### Exercise requirements
Write the data out again, character for character, with no images.

### Listed records
===

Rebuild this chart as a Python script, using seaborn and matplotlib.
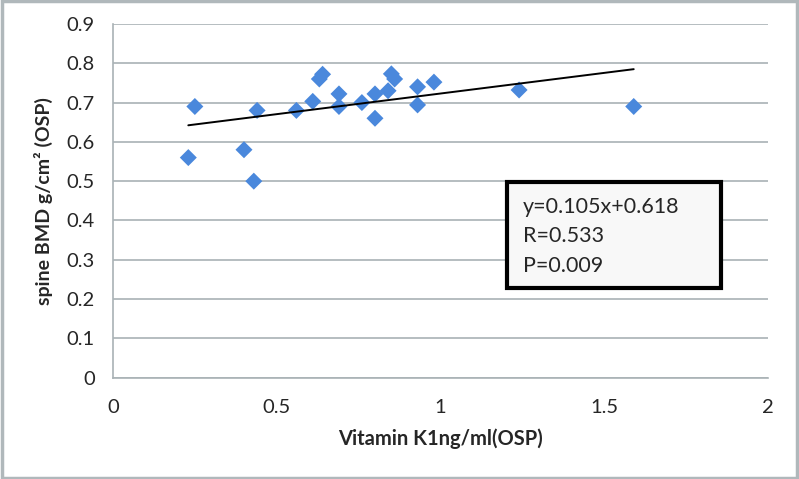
import numpy as np
import pandas as pd
import matplotlib
matplotlib.use("Agg")
import matplotlib.pyplot as plt
import seaborn as sns
from matplotlib.patches import Rectangle

# Werte
vitamin_k1 = [0.23, 0.25, 0.40, 0.43, 0.44, 0.56, 0.61, 0.63, 0.64, 0.69, 0.69,
              0.76, 0.80, 0.80, 0.84, 0.85, 0.86, 0.93, 0.93, 0.98, 1.24, 1.59]
spine_bmd = [0.56, 0.69, 0.58, 0.50, 0.68, 0.68, 0.703, 0.76, 0.772, 0.722, 0.69,
             0.70, 0.722, 0.66, 0.73, 0.773, 0.76, 0.74, 0.694, 0.752, 0.732, 0.69]

# Trendlinie laut Gleichung im Kasten
slope = 0.105
intercept = 0.618
stats_lines = ["y=0.105x+0.618", "R=0.533", "P=0.009"]

x_ticks = [0, 0.5, 1, 1.5, 2]
x_tick_labels = ["0", "0.5", "1", "1.5", "2"]
y_ticks = [0, 0.1, 0.2, 0.3, 0.4, 0.5, 0.6, 0.7, 0.8, 0.9]
y_tick_labels = ["0", "0.1", "0.2", "0.3", "0.4", "0.5", "0.6", "0.7", "0.8", "0.9"]

df = pd.DataFrame({"k1": vitamin_k1, "bmd": spine_bmd})

sns.set_style("white")
plt.rcParams["font.family"] = ["Lato", "DejaVu Sans"]

grid_col = "#a9b2b5"

fig = plt.figure(figsize=(7.99, 4.79), dpi=100)
ax = fig.add_axes([0.1414, 0.2115, 0.8198, 0.7385])

sns.scatterplot(data=df, x="k1", y="bmd", marker="D", s=75, color="#4a88dc",
                edgecolor="none", ax=ax, zorder=3)

xs = np.array([min(vitamin_k1), max(vitamin_k1)])
ax.plot(xs, slope * xs + intercept, color="black", lw=1.4, zorder=4)

ax.set_xlim(0, 2)
ax.set_ylim(0, 0.9)
ax.set_xticks(x_ticks)
ax.set_xticklabels(x_tick_labels)
ax.set_yticks(y_ticks)
ax.set_yticklabels(y_tick_labels)

ax.grid(axis="y", color=grid_col, lw=1.2)
ax.set_axisbelow(True)
for side in ["top", "right"]:
    ax.spines[side].set_visible(False)
for side in ["left", "bottom"]:
    ax.spines[side].set_color(grid_col)
    ax.spines[side].set_linewidth(1.2)
ax.tick_params(axis="both", direction="out", length=7, width=1.2, color=grid_col,
               labelsize=14.5, pad=6)
ax.tick_params(axis="x", pad=8)

ax.set_xlabel("Vitamin K1ng/ml(OSP)", fontsize=14.5, fontweight="bold", labelpad=9)
ax.set_ylabel("spine BMD g/cm² (OSP)", fontsize=14, fontweight="bold", labelpad=10)

# Kasten mit Statistik
fig.patches.append(Rectangle((0.634, 0.398), 0.268, 0.2226, transform=fig.transFigure,
                             facecolor="#f8f8f8", edgecolor="black", lw=3, zorder=5))
for i, line in enumerate(stats_lines):
    fig.text(0.654, 1 - (206.7 + i * 29.5) / 479, line, fontsize=15.5, va="center",
             ha="left", zorder=6)

# grauer Rahmen um die ganze Grafik
fig.patches.append(Rectangle((0.002, 0.003), 0.996, 0.994, transform=fig.transFigure,
                             facecolor="none", edgecolor="#b0b8bb", lw=2.5))

fig.savefig("out.png", dpi=100)
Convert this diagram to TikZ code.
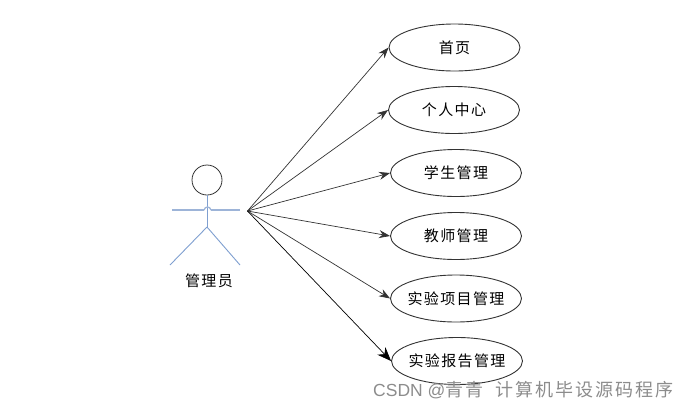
\documentclass[tikz,border=0pt]{standalone}
\usepackage{fontspec}
\usetikzlibrary{shapes.geometric,arrows.meta}
\newfontfamily\cjklabel[LetterSpace=9]{Noto Sans CJK SC}
\newfontfamily\cjkmark[LetterSpace=11]{Noto Sans CJK SC}
\setmainfont{Liberation Sans}
\definecolor{limb}{HTML}{7F9FD0}
\definecolor{armc}{HTML}{9DB4D8}
\definecolor{edge}{HTML}{333333}
\tikzset{
  usecase/.style={draw=edge,ellipse,line width=0.9pt,minimum width=131pt,minimum height=47pt,inner xsep=-20pt,inner ysep=0pt,font=\cjklabel\fontsize{15}{17}\selectfont},
  link/.style={draw=edge,line width=0.7pt,-{Stealth[length=11pt,width=8pt]}},
  biglink/.style={draw=black,line width=0.7pt,-{Stealth[length=14pt,width=11pt]}},
  limbline/.style={draw=limb,line width=0.9pt},
  armline/.style={draw=armc,line width=1.3pt}
}
\begin{document}
\begin{tikzpicture}[x=1pt,y=-1pt]
\useasboundingbox (0,0) rectangle (691,408);
\node[usecase] (e1) at (454.5,47.5) {首页};
\node[usecase] (e2) at (454,110) {个人中心};
\node[usecase] (e3) at (456,173) {学生管理};
\node[usecase] (e4) at (456,236) {教师管理};
\node[usecase] (e5) at (456,298.5) {实验项目管理};
\node[usecase] (e6) at (457,361) {实验报告管理};
\node[circle,draw=edge,line width=0.8pt,minimum size=30pt,inner sep=0pt] (head) at (207,180) {};
\coordinate (hip) at (207,227);
\coordinate (armL) at (172,210);
\coordinate (armR) at (240,210);
\coordinate (bumpL) at (204,210);
\coordinate (bumpR) at (211,210);
\coordinate (footL) at (170,265);
\coordinate (footR) at (240,265);
\coordinate (hub) at (247.5,211);
\draw[limbline] (head.south) -- (hip);
\draw[limbline] (hip) -- (footL);
\draw[limbline] (hip) -- (footR);
\draw[armline] (armL) -- (bumpL);
\draw[armline] (bumpL) .. controls (205,206) and (210,206) .. (bumpR);
\draw[armline] (bumpR) -- (armR);
\node[font=\cjklabel\fontsize{15}{17}\selectfont] (actor) at (209,281) {管理员};
\draw[link] (hub) -- (e1.west);
\draw[link] (hub) -- (e2.west);
\draw[link] (hub) -- (e3.west);
\draw[link] (hub) -- (e4.west);
\draw[link] (hub) -- (e5.west);
\draw[biglink] (hub) -- (e6.west);
\node[anchor=west,inner sep=0pt,text=black!45,font=\fontsize{17.5}{20}\selectfont] (mark) at (373,390) {CSDN @{\cjkmark\fontsize{18}{20}\selectfont 青青\ \ 计算机毕设源码程序}};
\end{tikzpicture}
\end{document}
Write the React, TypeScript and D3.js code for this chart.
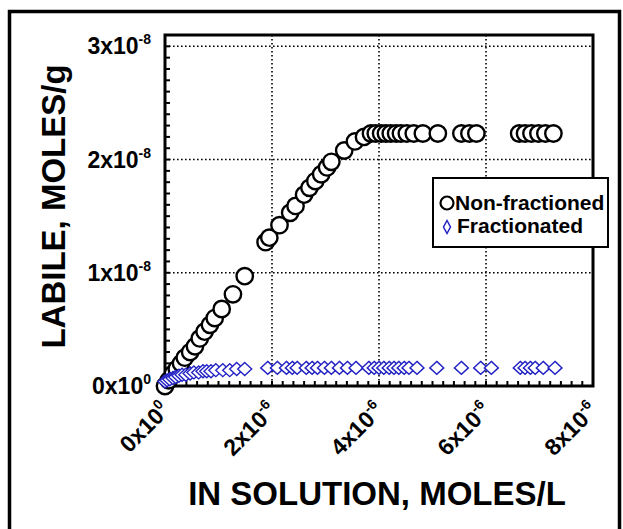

===

### Full solution
Rebuild this chart as a Python script, using seaborn and matplotlib.
import numpy as np
import pandas as pd
import matplotlib
matplotlib.use("Agg")
import matplotlib.pyplot as plt
import seaborn as sns
from matplotlib.patches import Rectangle

# Werte
vitamin_k1 = [0.23, 0.25, 0.40, 0.43, 0.44, 0.56, 0.61, 0.63, 0.64, 0.69, 0.69,
              0.76, 0.80, 0.80, 0.84, 0.85, 0.86, 0.93, 0.93, 0.98, 1.24, 1.59]
spine_bmd = [0.56, 0.69, 0.58, 0.50, 0.68, 0.68, 0.703, 0.76, 0.772, 0.722, 0.69,
             0.70, 0.722, 0.66, 0.73, 0.773, 0.76, 0.74, 0.694, 0.752, 0.732, 0.69]

# Trendlinie laut Gleichung im Kasten
slope = 0.105
intercept = 0.618
stats_lines = ["y=0.105x+0.618", "R=0.533", "P=0.009"]

x_ticks = [0, 0.5, 1, 1.5, 2]
x_tick_labels = ["0", "0.5", "1", "1.5", "2"]
y_ticks = [0, 0.1, 0.2, 0.3, 0.4, 0.5, 0.6, 0.7, 0.8, 0.9]
y_tick_labels = ["0", "0.1", "0.2", "0.3", "0.4", "0.5", "0.6", "0.7", "0.8", "0.9"]

df = pd.DataFrame({"k1": vitamin_k1, "bmd": spine_bmd})

sns.set_style("white")
plt.rcParams["font.family"] = ["Lato", "DejaVu Sans"]

grid_col = "#a9b2b5"

fig = plt.figure(figsize=(7.99, 4.79), dpi=100)
ax = fig.add_axes([0.1414, 0.2115, 0.8198, 0.7385])

sns.scatterplot(data=df, x="k1", y="bmd", marker="D", s=75, color="#4a88dc",
                edgecolor="none", ax=ax, zorder=3)

xs = np.array([min(vitamin_k1), max(vitamin_k1)])
ax.plot(xs, slope * xs + intercept, color="black", lw=1.4, zorder=4)

ax.set_xlim(0, 2)
ax.set_ylim(0, 0.9)
ax.set_xticks(x_ticks)
ax.set_xticklabels(x_tick_labels)
ax.set_yticks(y_ticks)
ax.set_yticklabels(y_tick_labels)

ax.grid(axis="y", color=grid_col, lw=1.2)
ax.set_axisbelow(True)
for side in ["top", "right"]:
    ax.spines[side].set_visible(False)
for side in ["left", "bottom"]:
    ax.spines[side].set_color(grid_col)
    ax.spines[side].set_linewidth(1.2)
ax.tick_params(axis="both", direction="out", length=7, width=1.2, color=grid_col,
               labelsize=14.5, pad=6)
ax.tick_params(axis="x", pad=8)

ax.set_xlabel("Vitamin K1ng/ml(OSP)", fontsize=14.5, fontweight="bold", labelpad=9)
ax.set_ylabel("spine BMD g/cm² (OSP)", fontsize=14, fontweight="bold", labelpad=10)

# Kasten mit Statistik
fig.patches.append(Rectangle((0.634, 0.398), 0.268, 0.2226, transform=fig.transFigure,
                             facecolor="#f8f8f8", edgecolor="black", lw=3, zorder=5))
for i, line in enumerate(stats_lines):
    fig.text(0.654, 1 - (206.7 + i * 29.5) / 479, line, fontsize=15.5, va="center",
             ha="left", zorder=6)

# grauer Rahmen um die ganze Grafik
fig.patches.append(Rectangle((0.002, 0.003), 0.996, 0.994, transform=fig.transFigure,
                             facecolor="none", edgecolor="#b0b8bb", lw=2.5))

fig.savefig("out.png", dpi=100)
Convert this diagram to TikZ code.
\documentclass[tikz,border=0pt]{standalone}
\usepackage{fontspec}
\usetikzlibrary{shapes.geometric,arrows.meta}
\newfontfamily\cjklabel[LetterSpace=9]{Noto Sans CJK SC}
\newfontfamily\cjkmark[LetterSpace=11]{Noto Sans CJK SC}
\setmainfont{Liberation Sans}
\definecolor{limb}{HTML}{7F9FD0}
\definecolor{armc}{HTML}{9DB4D8}
\definecolor{edge}{HTML}{333333}
\tikzset{
  usecase/.style={draw=edge,ellipse,line width=0.9pt,minimum width=131pt,minimum height=47pt,inner xsep=-20pt,inner ysep=0pt,font=\cjklabel\fontsize{15}{17}\selectfont},
  link/.style={draw=edge,line width=0.7pt,-{Stealth[length=11pt,width=8pt]}},
  biglink/.style={draw=black,line width=0.7pt,-{Stealth[length=14pt,width=11pt]}},
  limbline/.style={draw=limb,line width=0.9pt},
  armline/.style={draw=armc,line width=1.3pt}
}
\begin{document}
\begin{tikzpicture}[x=1pt,y=-1pt]
\useasboundingbox (0,0) rectangle (691,408);
\node[usecase] (e1) at (454.5,47.5) {首页};
\node[usecase] (e2) at (454,110) {个人中心};
\node[usecase] (e3) at (456,173) {学生管理};
\node[usecase] (e4) at (456,236) {教师管理};
\node[usecase] (e5) at (456,298.5) {实验项目管理};
\node[usecase] (e6) at (457,361) {实验报告管理};
\node[circle,draw=edge,line width=0.8pt,minimum size=30pt,inner sep=0pt] (head) at (207,180) {};
\coordinate (hip) at (207,227);
\coordinate (armL) at (172,210);
\coordinate (armR) at (240,210);
\coordinate (bumpL) at (204,210);
\coordinate (bumpR) at (211,210);
\coordinate (footL) at (170,265);
\coordinate (footR) at (240,265);
\coordinate (hub) at (247.5,211);
\draw[limbline] (head.south) -- (hip);
\draw[limbline] (hip) -- (footL);
\draw[limbline] (hip) -- (footR);
\draw[armline] (armL) -- (bumpL);
\draw[armline] (bumpL) .. controls (205,206) and (210,206) .. (bumpR);
\draw[armline] (bumpR) -- (armR);
\node[font=\cjklabel\fontsize{15}{17}\selectfont] (actor) at (209,281) {管理员};
\draw[link] (hub) -- (e1.west);
\draw[link] (hub) -- (e2.west);
\draw[link] (hub) -- (e3.west);
\draw[link] (hub) -- (e4.west);
\draw[link] (hub) -- (e5.west);
\draw[biglink] (hub) -- (e6.west);
\node[anchor=west,inner sep=0pt,text=black!45,font=\fontsize{17.5}{20}\selectfont] (mark) at (373,390) {CSDN @{\cjkmark\fontsize{18}{20}\selectfont 青青\ \ 计算机毕设源码程序}};
\end{tikzpicture}
\end{document}
Write the React, TypeScript and D3.js code for this chart.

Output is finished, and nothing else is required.